Après l'aveu larmoyant de Jérôme Lavrillieux sur BFM TV lundi soir, Jean-François Copé a déboulé sur le plateau du JT de TF1 pour se justifier à son tour. Son ancien bras droit et ancien directeur adjoint de campagne de l'ancien Monarque plaidait sa culpabilité solitaire. Le futur ancien président de l'UMP et ancien candidat à la présidentielle de 2017 plaidait l'innocence absolue. Qui croire ?
Cette désagrégation accélérée du principal parti de la droite républicaine a quatre conséquences.
1. La disqualification politique de Nicolas Sarkozy n'est pas évidente.  L'homme, qui trépigne pourtant de rentrer à nouveau dans le jeu politique, restait tranquillement à l'abri cette semaine. Tous les pare-feux étaient là. Lavrilleux couvre Copé qui couvre Sarkozy; Devedjian, l'ancien fidèle pourtant maltraité en son temps, intervient dès lundi soir sur France 2 pour expliquer que Sarkozy "tel le général de Gaulle", ne s'occupait pas de "l'intendance"; Philippe Briand, ex-trésorier de campagne de Sarkozy, répète les éléments de langage calés au QG de Nicolas Sarkozy rue de Miromesnil: "Nicolas Sarkozy ne s'occupait pas de l'intendance". Et Brice Hortefeux, a rajouté que Sarkozy était "très mécontent de voir son nom associé à cette curieuse actualité." Curieuse actualité ? L'homme a de l'humour.

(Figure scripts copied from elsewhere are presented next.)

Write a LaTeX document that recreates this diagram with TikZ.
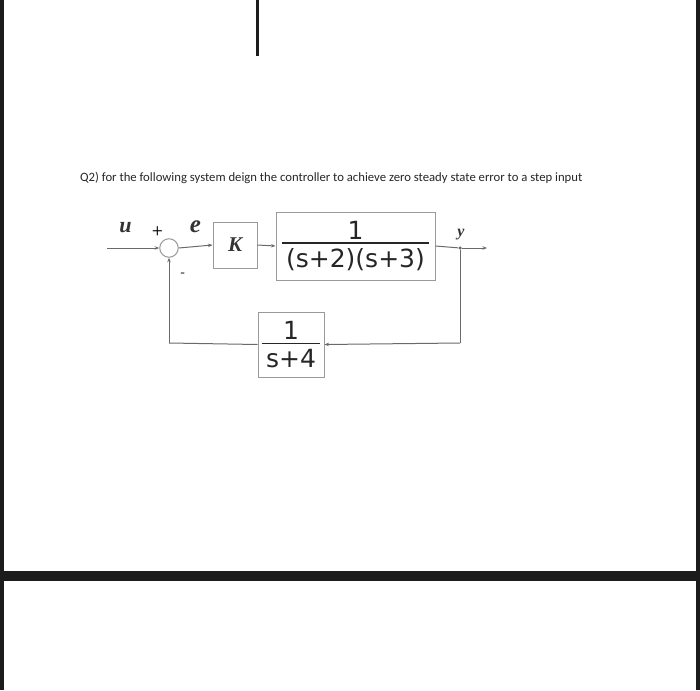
\documentclass[tikz,border=0pt]{standalone}
\usepackage{fontspec}
\setmainfont{Liberation Serif}
\newfontfamily\qfont{Carlito}
\newfontfamily\tffont{DejaVu Sans}
\usetikzlibrary{arrows.meta}
\definecolor{framegray}{HTML}{1C1C1C}
\definecolor{linegray}{HTML}{6A6A6A}
\definecolor{boxgray}{HTML}{9A9A9A}
\newcommand{\blkfrac}[2]{{\renewcommand{\arraystretch}{0}\setlength{\arrayrulewidth}{1.3pt}%
  \begin{tabular}{@{\,}c@{\,}}#1\\[3pt]\hline\noalign{\vskip5pt}#2\end{tabular}}}
\tikzset{
  blk/.style={draw=boxgray, line width=1pt, inner sep=0pt},
  tf/.style={blk, font=\tffont\fontsize{25}{28}\selectfont, text=black!85},
  sig/.style={draw=linegray, line width=1pt},
  sigarr/.style={sig, -{Stealth[length=4.5pt,width=3.5pt]}},
  lbl/.style={font=\fontsize{22}{24}\selectfont\bfseries\itshape, text=black!80, inner sep=0pt},
  sgn/.style={font=\fontsize{13}{14}\selectfont\bfseries\sffamily, inner sep=0pt}
}
\begin{document}
\begin{tikzpicture}[x=1pt,y=-1pt]
\useasboundingbox (0,0) rectangle (700,690);
\fill[framegray] (0,0) rectangle (3.5,690);
\fill[framegray] (696,0) rectangle (700,690);
\fill[framegray] (0,571) rectangle (700,581);
\fill[framegray] (255.5,0) rectangle (258.5,56);
\node[font=\qfont\fontsize{12.7}{14}\selectfont, text=black!85, anchor=west, inner sep=0pt] (quest) at (80,178){Q2) for the following system deign the controller to achieve zero steady state error to a step input};
\node[circle, draw=boxgray, line width=1pt, minimum size=18.5pt, inner sep=0pt] (sum) at (169,248){};
\node[blk, minimum width=44pt, minimum height=46pt, font=\fontsize{21}{22}\selectfont\bfseries\itshape, text=black!80] (K) at (235,245){K};
\node[tf, minimum width=159pt, minimum height=68pt] (G) at (355.5,246){\blkfrac{1}{(s+2)(s+3)}};
\node[tf, minimum width=66pt, minimum height=65pt] (H) at (291,344.5){\blkfrac{1}{s+4}};
\node[circle, fill=linegray, inner sep=0pt, minimum size=3.5pt] (dot) at (460,248){};
\coordinate (uin) at (107,248);
\coordinate (yout) at (487,248);
\coordinate (fbr) at (460,343);
\coordinate (fbl) at (169,343);
\node[lbl] (ul) at (125.5,228){u};
\node[lbl, font=\fontsize{25}{26}\selectfont\bfseries\itshape] (el) at (195.5,227){e};
\node[lbl, font=\fontsize{16}{18}\selectfont\bfseries\itshape] (yl) at (461,235){y};
\node[sgn] (plus) at (157.5,231){+};
\node[sgn] (minus) at (183,275){-};
\draw[sigarr](uin) -- (sum.west);
\draw[sigarr](sum.east) -- (K.west);
\draw[sigarr](K.east) -- (G.west);
\draw[sig](G.east) -- (dot);
\draw[sigarr](dot) -- (yout);
\draw[sig](dot) -- (fbr);
\draw[sigarr](fbr) -- (H.east);
\draw[sig](H.west) -- (fbl);
\draw[sigarr](fbl) -- (sum.south);
\end{tikzpicture}
\end{document}
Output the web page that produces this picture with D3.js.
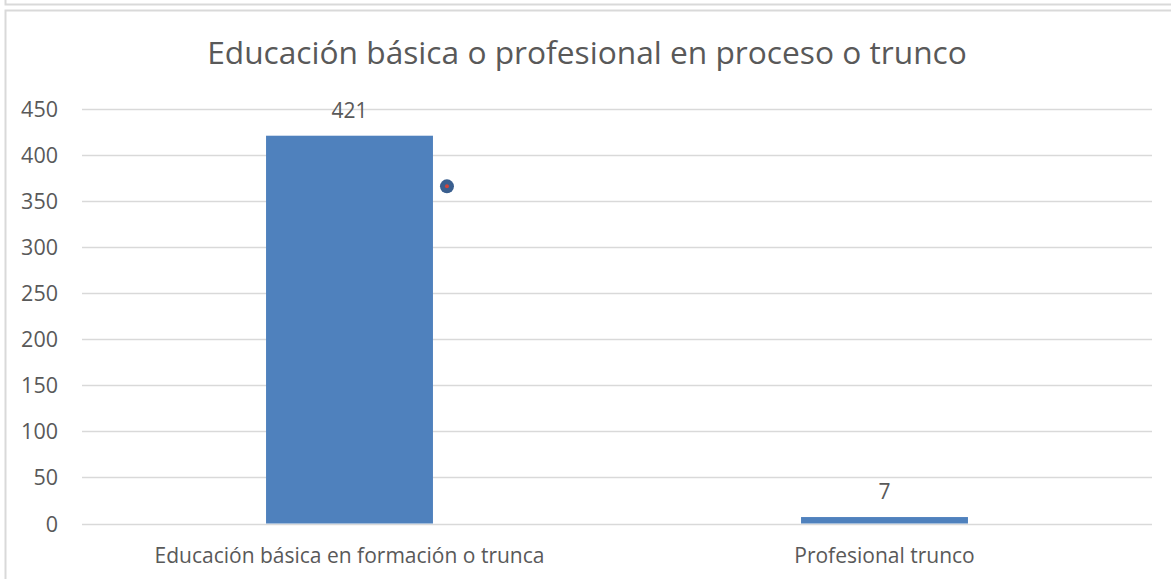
<!DOCTYPE html>
<html>
<head>
<meta charset="utf-8">
<script src="https://cdn.jsdelivr.net/npm/d3@7"></script>
<style>
  html, body { margin: 0; padding: 0; background: #fff; }
  svg { display: block; }
  text { font-family: "Open Sans", "Liberation Sans", sans-serif; fill: #595959; }
</style>
</head>
<body>
<script>
const title = "Educación básica o profesional en proceso o trunco";
const categories = ["Educación básica en formación o trunca", "Profesional trunco"];
const values = [421, 7];
const yTicks = [0, 50, 100, 150, 200, 250, 300, 350, 400, 450];
const markerValues = [366];

(function () {
const W = 1171, H = 579;
const svg = d3.select("body").append("svg").attr("width", W).attr("height", H);

// frames
svg.append("path")
  .attr("d", "M5.5,0 V4.5 H1171")
  .attr("fill", "none").attr("stroke", "#d9d9d9").attr("stroke-width", 2);
svg.append("path")
  .attr("d", "M5.5,581 V10.5 H1171")
  .attr("fill", "none").attr("stroke", "#d9d9d9").attr("stroke-width", 2);

const pLeft = 82, pRight = 1152, pTop = 109, pBottom = 523.5;
const x = d3.scaleBand().domain(categories).range([pLeft, pRight])
  .paddingInner(0.688).paddingOuter(0.344);
const y = d3.scaleLinear().domain([0, 450]).range([pBottom, pTop]);

// grid
svg.append("g").selectAll("line").data(yTicks).join("line")
  .attr("x1", pLeft).attr("x2", pRight)
  .attr("y1", d => Math.round(y(d)) + 0.5).attr("y2", d => Math.round(y(d)) + 0.5)
  .attr("stroke", "#d9d9d9").attr("stroke-width", 1.5);

// y axis labels
const yAxis = d3.axisLeft(y).tickValues(yTicks).tickSize(0).tickPadding(0);
const ga = svg.append("g").attr("transform", `translate(58,0)`).call(yAxis);
ga.select(".domain").remove();
ga.selectAll("text").attr("font-size", 21.5).attr("fill", "#595959")
  .attr("font-family", "\"Open Sans\", sans-serif").attr("dy", "0.35em");

// bars
svg.append("g").selectAll("rect").data(values).join("rect")
  .attr("x", (d, i) => x(categories[i]))
  .attr("width", x.bandwidth())
  .attr("y", d => y(d))
  .attr("height", d => y(0) - y(d))
  .attr("fill", "#4f81bd");

// data labels
svg.append("g").selectAll("text").data(values).join("text")
  .attr("x", (d, i) => x(categories[i]) + x.bandwidth() / 2)
  .attr("y", d => y(d) - 18)
  .attr("text-anchor", "middle")
  .attr("font-size", 21)
  .attr("fill", "#404040")
  .text(d => d);

// category labels
svg.append("g").selectAll("text").data(categories).join("text")
  .attr("x", d => x(d) + x.bandwidth() / 2)
  .attr("y", 563)
  .attr("text-anchor", "middle")
  .attr("font-size", 21)
  .text(d => d);

// marker dot
const mg = svg.append("g").selectAll("g").data(markerValues).join("g")
  .attr("transform", d => `translate(${x(categories[0]) + x.bandwidth() + 14},${y(d)})`);
mg.append("circle").attr("r", 7).attr("fill", "#3a5f8f");
mg.append("circle").attr("r", 2).attr("fill", "#d0453a");

// title
svg.append("text")
  .attr("x", 587)
  .attr("y", 64)
  .attr("text-anchor", "middle")
  .attr("font-size", 31.7)
  .attr("fill", "#595959")
  .text(title);
})();
</script>
</body>
</html>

On aura beau répéter qu'un chef politique qui couvre autant de fraudes "à l'insu de son plein gré" témoigne d'un comportement au mieux douteux, au pire irresponsable, rien n'y fait. Sarkozy est à chaque fois lavé plus blanc que blanc par le sympathisant transi.
Jeudi, il était à Madrid pour jouer un chef d'Etat, rencontrant le premier ministre conservateur et même le roi Juan Carlos. 
2. L'affaire Bygmalion ferme peut-être une guerre des droites. On est loin des années 1994-1995 où Balladuriens et Chiraquiens déballaient aux journalistes leurs sales affaires réciproques: frais de bouche et emplois fictifs à la Mairie de Paris, rétrocessions et commissions du Parti Républicain, etc. Même la lutte fratricide Villepin/Sarkozy des années 2000 semble effacée. En cause, l'ombre de Marine Le Pen. Le Front national a atteint un tel niveau que les ténors de l'UMP ont la trouille de trop déballer. Ajoutez-y la résurgence encore fragile d'un centre droit autonome autour de l'UDI et du Modem, et vous aurez compris que l'UMP peut disparaître ou, a minima, perdre sa première place à droite.
3. La droite républicaine, comme sa gauche la plus proche, n'a plus de leader évident. Copé est sorti du jeu. Il avait pourtant beaucoup bossé pour cette présidentielle de 2017. Mais tout le dispositif s'est brutalement effondré. Même Patrick de Carolis, ex-président de France Télévisions qui recruta le fondateur de Bygmalion, à FTV, Bastien Millot, a été mis en examen en avril dernier. Mercredi, Mediapart ajoutait une autre pièce au dossier Copé: "une association liée à l’UMP, présidée par une fidèle de Jean-François Copé et perquisitionnée lundi, a vendu des formations d’élus en partie fantômes aux collectivités locales". Sarkozy est peut-être populaire dans les sondages, il aura une primaire interne à gérer. Juppé, Fillon et les autres fourbissent leurs armes, mais tout reste à faire.
4. Le plus effarant de la période est la paresse politique  qui a envahi la droite: certes, la triangulation à l'oeuvre par François Hollande (qui ne rapporte politiquement pourtant rien à ce dernier, bien au contraire) a de quoi déstabiliser le camp UMP/UDI. Mais plutôt que de faire ressortir les éventuelles vraies oppositions (sur la répartition des impôts, la régulation des entreprises, le rapport à l'Europe, le traité transatlantique), l'UMP se limite à des incantations caricaturales et grossières, figées sur quelques mots clés censés réveiller l'opinion en sa faveur ("impôts", "classes moyennes", "immigration", etc). Pourtant, le débat politique se trouverait enrichi d'être enfin mature et précis. Des clivages se trouvent facilement, inévitablement, dès que l'on pousse l'analyse au niveau fin nécessaire. Prenez le Traité Transatlantique en cours de négociation entre l'Europe et les Etats-Unis: on ne peut se limiter à couiner contre ou crier pour le développement du libre-échange. Il fallait détailler, comme l'ont fait EELV et le Front de gauche, ce projet d'article qui donnerait aux entreprises la faculté de contester en justice des réglementations nationales.
Au lieu de quoi, la direction de l'UMP a préféré rester sur le terrain le plus paresseux qui soit, tout en courant régulièrement derrière les éructations identitaires du Front national.